Extracted data entries:
____

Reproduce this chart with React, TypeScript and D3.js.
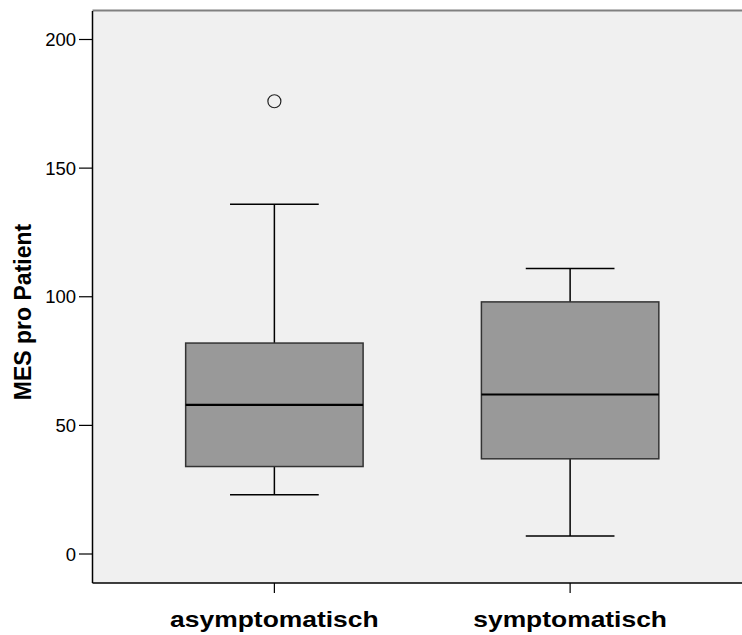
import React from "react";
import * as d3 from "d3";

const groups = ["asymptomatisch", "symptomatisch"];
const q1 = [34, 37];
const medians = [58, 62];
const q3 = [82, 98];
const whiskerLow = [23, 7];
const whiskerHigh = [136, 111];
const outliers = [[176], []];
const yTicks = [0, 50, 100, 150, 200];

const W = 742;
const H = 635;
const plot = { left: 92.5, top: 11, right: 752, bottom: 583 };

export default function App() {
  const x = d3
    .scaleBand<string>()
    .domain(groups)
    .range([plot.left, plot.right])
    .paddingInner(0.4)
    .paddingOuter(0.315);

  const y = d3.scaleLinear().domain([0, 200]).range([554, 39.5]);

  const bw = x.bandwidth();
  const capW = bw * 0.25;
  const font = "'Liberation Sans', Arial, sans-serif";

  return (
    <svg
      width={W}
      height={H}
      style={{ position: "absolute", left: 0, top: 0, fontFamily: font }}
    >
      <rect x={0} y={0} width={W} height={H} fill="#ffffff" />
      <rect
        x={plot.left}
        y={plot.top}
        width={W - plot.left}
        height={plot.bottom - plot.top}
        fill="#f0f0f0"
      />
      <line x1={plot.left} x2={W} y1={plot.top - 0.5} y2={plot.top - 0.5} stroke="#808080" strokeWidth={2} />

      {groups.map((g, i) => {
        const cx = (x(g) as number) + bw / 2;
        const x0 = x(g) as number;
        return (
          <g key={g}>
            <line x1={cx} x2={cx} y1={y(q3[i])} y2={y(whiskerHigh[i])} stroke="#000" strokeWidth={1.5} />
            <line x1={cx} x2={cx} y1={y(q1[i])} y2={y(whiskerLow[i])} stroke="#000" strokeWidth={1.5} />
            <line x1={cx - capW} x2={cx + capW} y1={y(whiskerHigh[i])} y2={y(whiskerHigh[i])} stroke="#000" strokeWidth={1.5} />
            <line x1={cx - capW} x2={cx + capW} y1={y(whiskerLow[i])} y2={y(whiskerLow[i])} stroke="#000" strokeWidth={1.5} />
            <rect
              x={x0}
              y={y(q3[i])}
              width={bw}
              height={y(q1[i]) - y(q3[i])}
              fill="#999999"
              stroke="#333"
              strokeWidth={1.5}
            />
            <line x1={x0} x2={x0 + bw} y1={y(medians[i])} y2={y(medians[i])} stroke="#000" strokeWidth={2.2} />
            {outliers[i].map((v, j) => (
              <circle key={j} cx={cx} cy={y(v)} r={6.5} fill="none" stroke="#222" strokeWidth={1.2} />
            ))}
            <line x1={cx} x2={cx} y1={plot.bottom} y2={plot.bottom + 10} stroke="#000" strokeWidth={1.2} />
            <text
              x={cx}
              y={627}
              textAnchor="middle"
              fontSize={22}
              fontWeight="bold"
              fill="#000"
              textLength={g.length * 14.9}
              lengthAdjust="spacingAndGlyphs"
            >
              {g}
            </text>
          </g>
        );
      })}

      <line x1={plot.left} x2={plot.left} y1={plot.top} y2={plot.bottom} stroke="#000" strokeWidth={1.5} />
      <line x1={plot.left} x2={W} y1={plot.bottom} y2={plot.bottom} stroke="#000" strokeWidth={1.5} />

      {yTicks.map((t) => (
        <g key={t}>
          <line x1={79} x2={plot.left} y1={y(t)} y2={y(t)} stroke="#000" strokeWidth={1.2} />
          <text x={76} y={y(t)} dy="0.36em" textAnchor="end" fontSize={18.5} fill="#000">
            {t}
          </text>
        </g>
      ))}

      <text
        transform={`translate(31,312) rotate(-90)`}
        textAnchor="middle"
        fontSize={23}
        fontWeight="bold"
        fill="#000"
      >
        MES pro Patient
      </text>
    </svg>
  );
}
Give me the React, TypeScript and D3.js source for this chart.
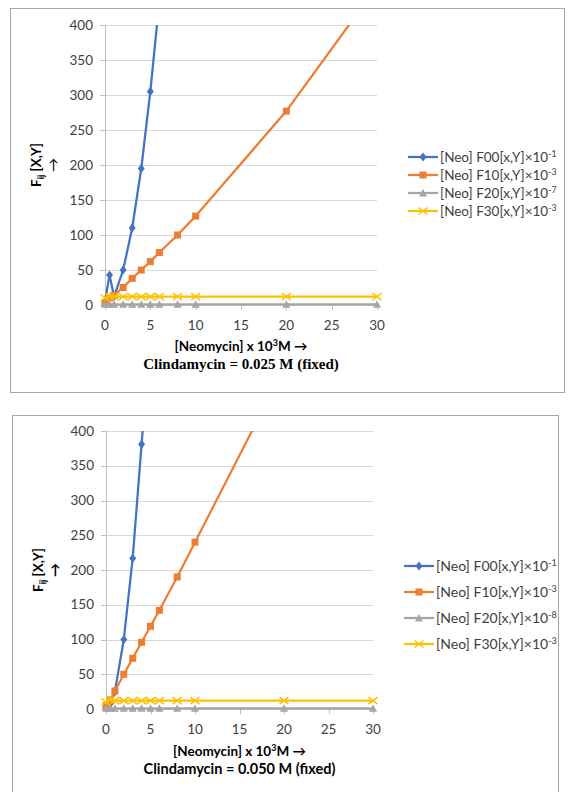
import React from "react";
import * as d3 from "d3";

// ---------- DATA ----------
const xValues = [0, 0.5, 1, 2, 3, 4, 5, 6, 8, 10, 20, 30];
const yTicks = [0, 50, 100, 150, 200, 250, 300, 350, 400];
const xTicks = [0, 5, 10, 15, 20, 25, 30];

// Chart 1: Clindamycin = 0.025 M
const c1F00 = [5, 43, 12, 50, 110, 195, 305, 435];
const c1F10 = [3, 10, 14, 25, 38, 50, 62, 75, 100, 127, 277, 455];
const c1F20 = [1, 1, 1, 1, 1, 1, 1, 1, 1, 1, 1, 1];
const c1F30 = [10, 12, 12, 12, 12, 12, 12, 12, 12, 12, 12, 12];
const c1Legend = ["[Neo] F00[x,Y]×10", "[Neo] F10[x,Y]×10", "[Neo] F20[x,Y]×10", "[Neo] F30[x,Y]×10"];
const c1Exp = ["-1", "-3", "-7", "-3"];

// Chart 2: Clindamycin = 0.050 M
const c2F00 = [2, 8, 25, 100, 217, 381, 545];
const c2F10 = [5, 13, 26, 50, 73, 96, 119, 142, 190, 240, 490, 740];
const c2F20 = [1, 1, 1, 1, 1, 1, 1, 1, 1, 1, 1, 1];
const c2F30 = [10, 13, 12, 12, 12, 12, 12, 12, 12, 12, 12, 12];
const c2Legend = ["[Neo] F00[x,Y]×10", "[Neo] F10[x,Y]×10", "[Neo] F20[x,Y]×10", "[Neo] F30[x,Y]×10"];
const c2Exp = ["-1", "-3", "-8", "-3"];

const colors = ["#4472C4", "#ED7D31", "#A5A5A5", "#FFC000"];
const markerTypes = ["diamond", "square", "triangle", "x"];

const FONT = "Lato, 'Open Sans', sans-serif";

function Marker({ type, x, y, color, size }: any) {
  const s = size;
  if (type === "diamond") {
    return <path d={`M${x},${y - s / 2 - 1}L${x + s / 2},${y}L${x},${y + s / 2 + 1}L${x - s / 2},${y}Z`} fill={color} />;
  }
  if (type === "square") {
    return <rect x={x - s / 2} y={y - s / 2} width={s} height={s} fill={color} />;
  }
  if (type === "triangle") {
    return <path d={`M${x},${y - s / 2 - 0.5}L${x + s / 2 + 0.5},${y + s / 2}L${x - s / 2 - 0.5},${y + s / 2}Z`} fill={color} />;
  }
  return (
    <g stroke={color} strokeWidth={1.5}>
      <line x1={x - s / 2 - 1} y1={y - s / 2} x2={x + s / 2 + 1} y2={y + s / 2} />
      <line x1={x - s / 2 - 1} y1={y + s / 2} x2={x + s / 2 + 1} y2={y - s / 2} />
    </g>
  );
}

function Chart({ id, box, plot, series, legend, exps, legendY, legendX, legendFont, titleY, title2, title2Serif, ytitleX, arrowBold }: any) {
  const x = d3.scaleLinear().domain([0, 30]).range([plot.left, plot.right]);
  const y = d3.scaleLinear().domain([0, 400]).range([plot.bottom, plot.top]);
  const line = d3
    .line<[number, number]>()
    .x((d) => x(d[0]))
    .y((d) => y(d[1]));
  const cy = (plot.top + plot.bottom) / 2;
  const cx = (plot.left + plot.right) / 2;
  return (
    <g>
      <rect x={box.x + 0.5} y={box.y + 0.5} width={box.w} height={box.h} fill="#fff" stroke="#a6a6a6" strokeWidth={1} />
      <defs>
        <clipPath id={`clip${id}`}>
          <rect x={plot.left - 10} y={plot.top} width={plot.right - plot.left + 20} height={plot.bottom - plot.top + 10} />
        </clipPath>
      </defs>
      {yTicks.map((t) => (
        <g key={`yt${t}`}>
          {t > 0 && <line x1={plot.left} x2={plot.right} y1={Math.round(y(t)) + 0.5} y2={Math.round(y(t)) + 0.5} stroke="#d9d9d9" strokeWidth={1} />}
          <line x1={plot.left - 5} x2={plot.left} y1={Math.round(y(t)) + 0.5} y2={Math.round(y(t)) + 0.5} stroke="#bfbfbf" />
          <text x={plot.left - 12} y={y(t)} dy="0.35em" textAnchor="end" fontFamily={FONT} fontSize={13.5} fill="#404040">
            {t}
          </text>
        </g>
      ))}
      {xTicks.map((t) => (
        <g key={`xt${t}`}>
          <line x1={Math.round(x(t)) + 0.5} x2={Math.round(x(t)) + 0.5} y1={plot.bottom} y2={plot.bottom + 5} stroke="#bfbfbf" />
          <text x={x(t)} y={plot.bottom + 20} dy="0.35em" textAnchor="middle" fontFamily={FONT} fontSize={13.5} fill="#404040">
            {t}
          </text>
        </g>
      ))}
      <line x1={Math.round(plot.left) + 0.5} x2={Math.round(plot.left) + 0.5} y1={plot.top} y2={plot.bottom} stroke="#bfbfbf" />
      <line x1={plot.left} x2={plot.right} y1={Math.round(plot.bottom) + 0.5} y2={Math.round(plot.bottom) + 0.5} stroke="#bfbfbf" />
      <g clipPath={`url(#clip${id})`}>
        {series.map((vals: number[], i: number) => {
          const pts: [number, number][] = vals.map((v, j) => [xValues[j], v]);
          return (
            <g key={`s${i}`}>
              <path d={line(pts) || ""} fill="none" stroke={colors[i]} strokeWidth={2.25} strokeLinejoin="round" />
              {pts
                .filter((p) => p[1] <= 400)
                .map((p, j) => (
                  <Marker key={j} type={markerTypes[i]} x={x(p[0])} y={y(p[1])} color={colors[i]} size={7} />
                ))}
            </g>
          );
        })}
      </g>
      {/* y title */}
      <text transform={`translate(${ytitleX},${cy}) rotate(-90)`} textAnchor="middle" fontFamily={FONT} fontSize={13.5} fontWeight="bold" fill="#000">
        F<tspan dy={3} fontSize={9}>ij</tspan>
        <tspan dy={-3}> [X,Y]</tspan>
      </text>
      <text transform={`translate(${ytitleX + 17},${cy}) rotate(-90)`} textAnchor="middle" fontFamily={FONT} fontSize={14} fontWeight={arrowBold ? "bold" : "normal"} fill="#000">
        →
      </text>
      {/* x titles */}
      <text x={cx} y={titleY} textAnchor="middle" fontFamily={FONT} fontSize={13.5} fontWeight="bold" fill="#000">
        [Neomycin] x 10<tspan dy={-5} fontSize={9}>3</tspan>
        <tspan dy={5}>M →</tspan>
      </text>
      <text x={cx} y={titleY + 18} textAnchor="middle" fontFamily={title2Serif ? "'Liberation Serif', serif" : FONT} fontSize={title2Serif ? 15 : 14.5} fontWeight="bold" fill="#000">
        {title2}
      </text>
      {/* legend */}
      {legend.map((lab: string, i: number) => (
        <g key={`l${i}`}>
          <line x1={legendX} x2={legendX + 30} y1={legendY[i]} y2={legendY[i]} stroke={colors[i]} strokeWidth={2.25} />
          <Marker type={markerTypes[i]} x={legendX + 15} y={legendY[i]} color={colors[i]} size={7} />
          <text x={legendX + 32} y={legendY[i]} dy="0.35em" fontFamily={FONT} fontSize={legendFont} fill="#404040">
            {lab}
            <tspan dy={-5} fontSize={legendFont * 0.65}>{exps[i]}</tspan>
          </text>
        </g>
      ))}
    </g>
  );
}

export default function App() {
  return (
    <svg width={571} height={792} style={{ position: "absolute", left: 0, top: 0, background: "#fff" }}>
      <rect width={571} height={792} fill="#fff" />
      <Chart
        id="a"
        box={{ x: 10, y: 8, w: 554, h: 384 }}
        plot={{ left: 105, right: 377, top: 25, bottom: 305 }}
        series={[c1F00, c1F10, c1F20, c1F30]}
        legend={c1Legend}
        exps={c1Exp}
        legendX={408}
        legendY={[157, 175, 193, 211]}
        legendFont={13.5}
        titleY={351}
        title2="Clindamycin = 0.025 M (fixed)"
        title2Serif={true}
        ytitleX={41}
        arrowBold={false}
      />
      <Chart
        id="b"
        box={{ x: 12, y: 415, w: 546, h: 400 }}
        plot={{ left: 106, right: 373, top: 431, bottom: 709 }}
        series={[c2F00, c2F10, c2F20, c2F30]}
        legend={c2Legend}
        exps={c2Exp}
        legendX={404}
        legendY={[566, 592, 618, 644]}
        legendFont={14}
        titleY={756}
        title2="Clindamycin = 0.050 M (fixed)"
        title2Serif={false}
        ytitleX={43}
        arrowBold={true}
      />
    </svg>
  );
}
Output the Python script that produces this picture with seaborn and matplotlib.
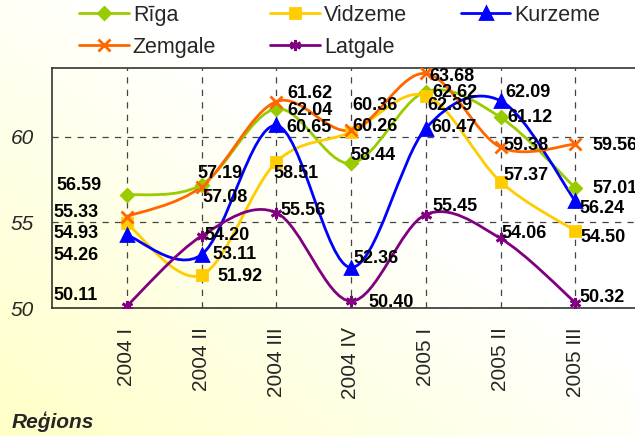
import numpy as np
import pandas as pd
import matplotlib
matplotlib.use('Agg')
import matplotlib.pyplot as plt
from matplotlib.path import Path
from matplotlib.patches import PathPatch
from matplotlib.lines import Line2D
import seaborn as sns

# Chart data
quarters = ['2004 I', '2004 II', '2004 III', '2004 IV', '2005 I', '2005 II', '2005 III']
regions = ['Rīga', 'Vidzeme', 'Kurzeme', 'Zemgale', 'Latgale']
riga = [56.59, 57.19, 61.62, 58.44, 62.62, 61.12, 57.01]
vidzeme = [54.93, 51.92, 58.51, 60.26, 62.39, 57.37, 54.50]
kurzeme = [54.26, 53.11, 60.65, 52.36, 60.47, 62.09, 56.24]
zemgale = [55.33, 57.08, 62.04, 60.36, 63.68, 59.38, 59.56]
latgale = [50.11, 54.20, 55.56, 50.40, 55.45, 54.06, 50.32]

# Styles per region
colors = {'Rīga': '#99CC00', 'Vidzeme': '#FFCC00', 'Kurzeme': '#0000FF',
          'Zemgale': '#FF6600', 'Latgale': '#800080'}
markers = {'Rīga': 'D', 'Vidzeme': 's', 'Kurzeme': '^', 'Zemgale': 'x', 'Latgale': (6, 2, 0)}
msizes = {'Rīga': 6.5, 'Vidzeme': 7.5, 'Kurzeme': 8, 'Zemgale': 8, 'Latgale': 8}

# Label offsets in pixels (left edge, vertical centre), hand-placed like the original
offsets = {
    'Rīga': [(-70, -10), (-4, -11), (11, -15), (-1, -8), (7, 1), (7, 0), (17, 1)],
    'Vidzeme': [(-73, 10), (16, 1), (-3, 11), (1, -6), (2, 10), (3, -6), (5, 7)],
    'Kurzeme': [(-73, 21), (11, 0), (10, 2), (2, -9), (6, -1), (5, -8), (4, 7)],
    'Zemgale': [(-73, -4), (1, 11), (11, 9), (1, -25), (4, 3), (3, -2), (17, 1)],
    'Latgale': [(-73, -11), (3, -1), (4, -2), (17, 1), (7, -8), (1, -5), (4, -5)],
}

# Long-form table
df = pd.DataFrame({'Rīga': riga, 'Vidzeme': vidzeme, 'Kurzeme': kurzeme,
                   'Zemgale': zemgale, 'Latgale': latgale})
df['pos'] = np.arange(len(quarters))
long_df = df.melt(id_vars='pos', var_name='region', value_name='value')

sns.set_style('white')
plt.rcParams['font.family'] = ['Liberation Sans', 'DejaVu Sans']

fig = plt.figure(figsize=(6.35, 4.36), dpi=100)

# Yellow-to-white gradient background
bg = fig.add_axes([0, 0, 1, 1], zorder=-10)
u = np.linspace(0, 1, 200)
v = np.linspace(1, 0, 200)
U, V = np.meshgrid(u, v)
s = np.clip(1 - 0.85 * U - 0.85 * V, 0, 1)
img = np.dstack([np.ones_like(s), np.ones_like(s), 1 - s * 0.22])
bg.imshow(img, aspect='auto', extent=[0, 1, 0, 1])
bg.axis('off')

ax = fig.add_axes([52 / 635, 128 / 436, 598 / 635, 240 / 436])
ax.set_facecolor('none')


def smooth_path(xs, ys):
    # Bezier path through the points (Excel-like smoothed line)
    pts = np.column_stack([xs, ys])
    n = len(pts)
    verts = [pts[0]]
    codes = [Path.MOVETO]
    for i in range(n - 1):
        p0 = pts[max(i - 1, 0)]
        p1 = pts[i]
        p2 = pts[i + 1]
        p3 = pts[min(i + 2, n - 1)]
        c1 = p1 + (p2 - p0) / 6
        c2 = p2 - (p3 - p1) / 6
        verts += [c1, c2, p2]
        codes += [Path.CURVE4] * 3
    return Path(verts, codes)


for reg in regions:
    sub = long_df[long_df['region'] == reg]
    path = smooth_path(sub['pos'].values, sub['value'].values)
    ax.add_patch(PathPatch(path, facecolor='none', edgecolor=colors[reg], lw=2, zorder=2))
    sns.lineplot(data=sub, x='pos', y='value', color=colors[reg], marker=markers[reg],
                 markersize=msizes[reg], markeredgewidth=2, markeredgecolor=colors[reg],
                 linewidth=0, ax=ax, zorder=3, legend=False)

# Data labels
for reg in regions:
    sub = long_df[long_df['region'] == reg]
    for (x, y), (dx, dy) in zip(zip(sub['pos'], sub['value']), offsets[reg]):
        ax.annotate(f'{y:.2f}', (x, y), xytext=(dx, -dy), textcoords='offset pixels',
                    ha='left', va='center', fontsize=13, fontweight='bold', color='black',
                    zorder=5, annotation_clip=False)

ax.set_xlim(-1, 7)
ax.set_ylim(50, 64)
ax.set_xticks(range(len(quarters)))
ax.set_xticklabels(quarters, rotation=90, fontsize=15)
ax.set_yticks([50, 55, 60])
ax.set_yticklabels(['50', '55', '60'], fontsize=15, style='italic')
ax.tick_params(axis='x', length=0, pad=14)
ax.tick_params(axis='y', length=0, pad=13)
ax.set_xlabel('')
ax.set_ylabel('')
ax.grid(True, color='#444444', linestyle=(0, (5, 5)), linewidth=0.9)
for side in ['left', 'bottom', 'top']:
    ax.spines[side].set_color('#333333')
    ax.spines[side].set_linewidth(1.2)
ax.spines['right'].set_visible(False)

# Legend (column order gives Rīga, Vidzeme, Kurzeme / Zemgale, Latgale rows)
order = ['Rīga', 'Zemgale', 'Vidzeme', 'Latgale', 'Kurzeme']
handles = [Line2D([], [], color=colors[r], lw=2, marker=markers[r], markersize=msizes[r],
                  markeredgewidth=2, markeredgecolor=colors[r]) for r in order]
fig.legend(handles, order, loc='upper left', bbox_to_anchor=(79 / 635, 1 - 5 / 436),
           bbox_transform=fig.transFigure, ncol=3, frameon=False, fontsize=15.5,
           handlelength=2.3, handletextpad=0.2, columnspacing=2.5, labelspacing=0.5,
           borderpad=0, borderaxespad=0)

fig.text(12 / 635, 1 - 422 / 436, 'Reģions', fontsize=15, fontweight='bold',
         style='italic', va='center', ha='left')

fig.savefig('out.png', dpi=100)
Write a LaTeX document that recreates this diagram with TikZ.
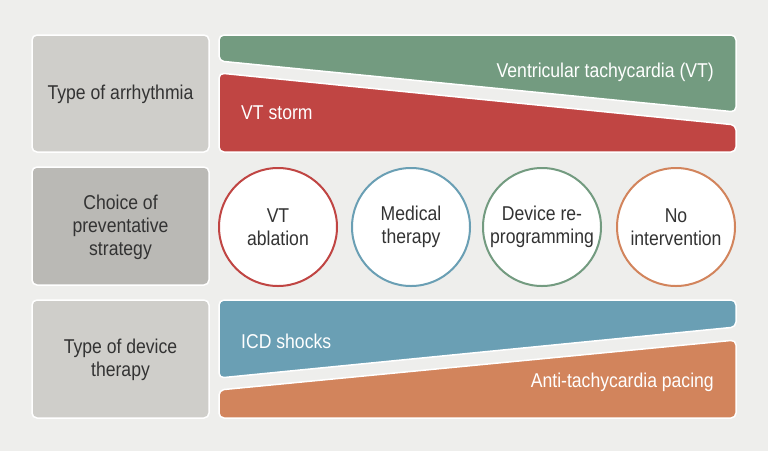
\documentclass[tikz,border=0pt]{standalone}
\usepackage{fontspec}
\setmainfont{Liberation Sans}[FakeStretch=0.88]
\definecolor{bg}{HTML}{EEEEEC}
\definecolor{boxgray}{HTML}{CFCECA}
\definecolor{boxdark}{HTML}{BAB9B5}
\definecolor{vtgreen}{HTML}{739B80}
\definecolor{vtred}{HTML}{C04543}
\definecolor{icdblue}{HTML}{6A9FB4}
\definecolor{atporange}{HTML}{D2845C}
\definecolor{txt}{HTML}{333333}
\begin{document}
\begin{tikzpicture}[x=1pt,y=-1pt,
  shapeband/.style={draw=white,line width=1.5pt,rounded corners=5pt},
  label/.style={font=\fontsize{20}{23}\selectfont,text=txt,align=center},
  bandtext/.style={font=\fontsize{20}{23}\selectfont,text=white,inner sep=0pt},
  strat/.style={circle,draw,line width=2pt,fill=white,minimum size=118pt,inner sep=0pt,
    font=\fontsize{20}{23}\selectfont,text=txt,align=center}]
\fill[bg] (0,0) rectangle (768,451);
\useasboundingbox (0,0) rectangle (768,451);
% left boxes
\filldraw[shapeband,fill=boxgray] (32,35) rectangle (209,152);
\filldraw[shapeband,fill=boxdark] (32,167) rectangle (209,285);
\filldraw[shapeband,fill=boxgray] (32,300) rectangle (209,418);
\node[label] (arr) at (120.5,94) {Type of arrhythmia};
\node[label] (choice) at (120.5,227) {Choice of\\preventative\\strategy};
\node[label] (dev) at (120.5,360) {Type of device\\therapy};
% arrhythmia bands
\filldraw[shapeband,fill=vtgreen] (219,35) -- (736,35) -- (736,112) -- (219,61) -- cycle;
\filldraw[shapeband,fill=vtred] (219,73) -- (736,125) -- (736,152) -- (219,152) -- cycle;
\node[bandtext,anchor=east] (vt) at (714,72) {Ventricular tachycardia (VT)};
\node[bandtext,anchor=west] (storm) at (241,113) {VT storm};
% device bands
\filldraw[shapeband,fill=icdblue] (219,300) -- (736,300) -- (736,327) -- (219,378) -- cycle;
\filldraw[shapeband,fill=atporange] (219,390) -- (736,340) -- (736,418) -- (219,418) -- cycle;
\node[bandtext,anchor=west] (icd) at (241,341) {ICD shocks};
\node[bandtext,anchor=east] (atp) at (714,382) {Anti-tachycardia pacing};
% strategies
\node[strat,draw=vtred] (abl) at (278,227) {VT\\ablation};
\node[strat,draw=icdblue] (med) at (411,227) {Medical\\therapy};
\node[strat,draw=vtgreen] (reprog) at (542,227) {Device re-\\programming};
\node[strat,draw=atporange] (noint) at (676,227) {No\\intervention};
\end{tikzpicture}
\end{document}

____

Stated goal:
Could you repeat exactly the lines from the first one of the records above through the line containing "const y = d3.scaleLinear().domain([0, 200]).range([554, 39.5]);", leaving out any pictures?

Exercise result:
Reproduce this chart with React, TypeScript and D3.js.
import React from "react";
import * as d3 from "d3";

const groups = ["asymptomatisch", "symptomatisch"];
const q1 = [34, 37];
const medians = [58, 62];
const q3 = [82, 98];
const whiskerLow = [23, 7];
const whiskerHigh = [136, 111];
const outliers = [[176], []];
const yTicks = [0, 50, 100, 150, 200];

const W = 742;
const H = 635;
const plot = { left: 92.5, top: 11, right: 752, bottom: 583 };

export default function App() {
  const x = d3
    .scaleBand<string>()
    .domain(groups)
    .range([plot.left, plot.right])
    .paddingInner(0.4)
    .paddingOuter(0.315);

  const y = d3.scaleLinear().domain([0, 200]).range([554, 39.5]);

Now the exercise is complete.